If you’re reading this on Saturday morning, there’s a good chance you’re hungover. I, meanwhile, am not. I mean, I feel like I’m hungover. I feel like I’ve been solidly hungover for the past 10 months; one of those hangovers where your motor skills barely function, and you keep breaking off mid-sentence to stare into the distance, and you find yourself perpetually slathered in a thick mix of food, sick and poo. But I’m not actually hungover.
This is a surprise. Before our son was born, I expected to be hungover all the time. I’d seen the bragging Facebook posts of new parents who’d taken their babies to the pub three days after the birth. I’d read all the #wineoclock tweets by parents who needed to unwind after a long day at the coalface. I’d even been to a few events where I was the only man in a sea of new mums who’d been let off the leash for the night, and who all got so ferociously drunk so terrifyingly quickly that I can’t quite believe everyone made it out alive.

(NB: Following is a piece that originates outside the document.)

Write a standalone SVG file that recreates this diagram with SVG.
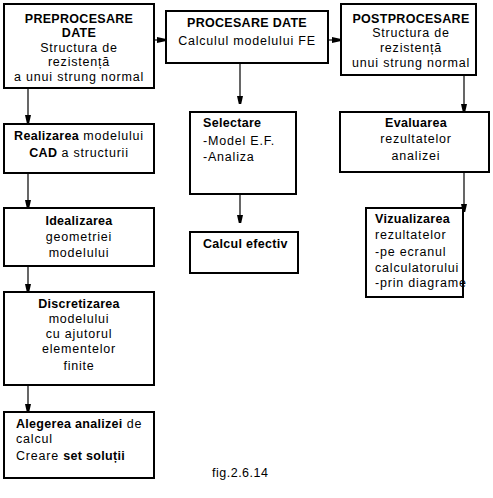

But I need to come to terms with the fact that I cannot juggle parenting and alcohol. I’ve tried. I’ve tried taking my son out for lunch with friends, and having one civilised drink, and it’s never ended well. It hasn’t ended catastrophically – I haven’t got so drunk that I traded him for a VHS recorder, or stowed him away behind the bar in lieu of a credit card, or just left the place without him like some sort of ham-faced dipstick – but it does make everything a little bit harder.
The only way I can competently parent is to be on red alert at all times. A moving baby automatically adds a million variables into any situation so, wherever I go, I need to be bolt upright and aware of all the exits. I need to scan my surroundings for danger and anticipate accidents before they happen. I need to be, in essence, a cross between James Bond and the world’s most risk-averse meerkat. And even the smallest drop of alcohol can turn this into an uphill slog. You get tired. You get grouchy. If you think changing a full nappy is hellish, try doing it on a moving train in the early stages of a mild daytime hangover. It is God’s most perfect advertisement for sobriety.
I think it might be time to stop pretending that I’m still good at drinking. I’ve just been on a friend’s stag weekend, and the anticipation was that I’d turn into one of those mums from one of those events; grabbing the opportunity to temporarily not be a parent with such uncontrollable vigour that voices get raised and glasses get smashed and the evening ends sat in a puddle of unknown liquid wondering where your other shoe’s gone.
That didn’t happen, though. Parenting has worn me out so much that I fell asleep in my hotel room the instant I checked in and missed the first night of revelry, then spent the second night constantly looking for a convenient excuse to go back to bed. Getting drunk seemed like such a waste of time and effort. Why do that, when I could sleep?
I think this is the new normal. This baby has already cost me my waistline and my hairline and my ability to walk anywhere without talking to myself in a creepy sing-song voice. Compared with that, not drinking is a drop in the ocean. We had fun, booze, but it’s over. You see, I’ve met someone new and he’s pretty great.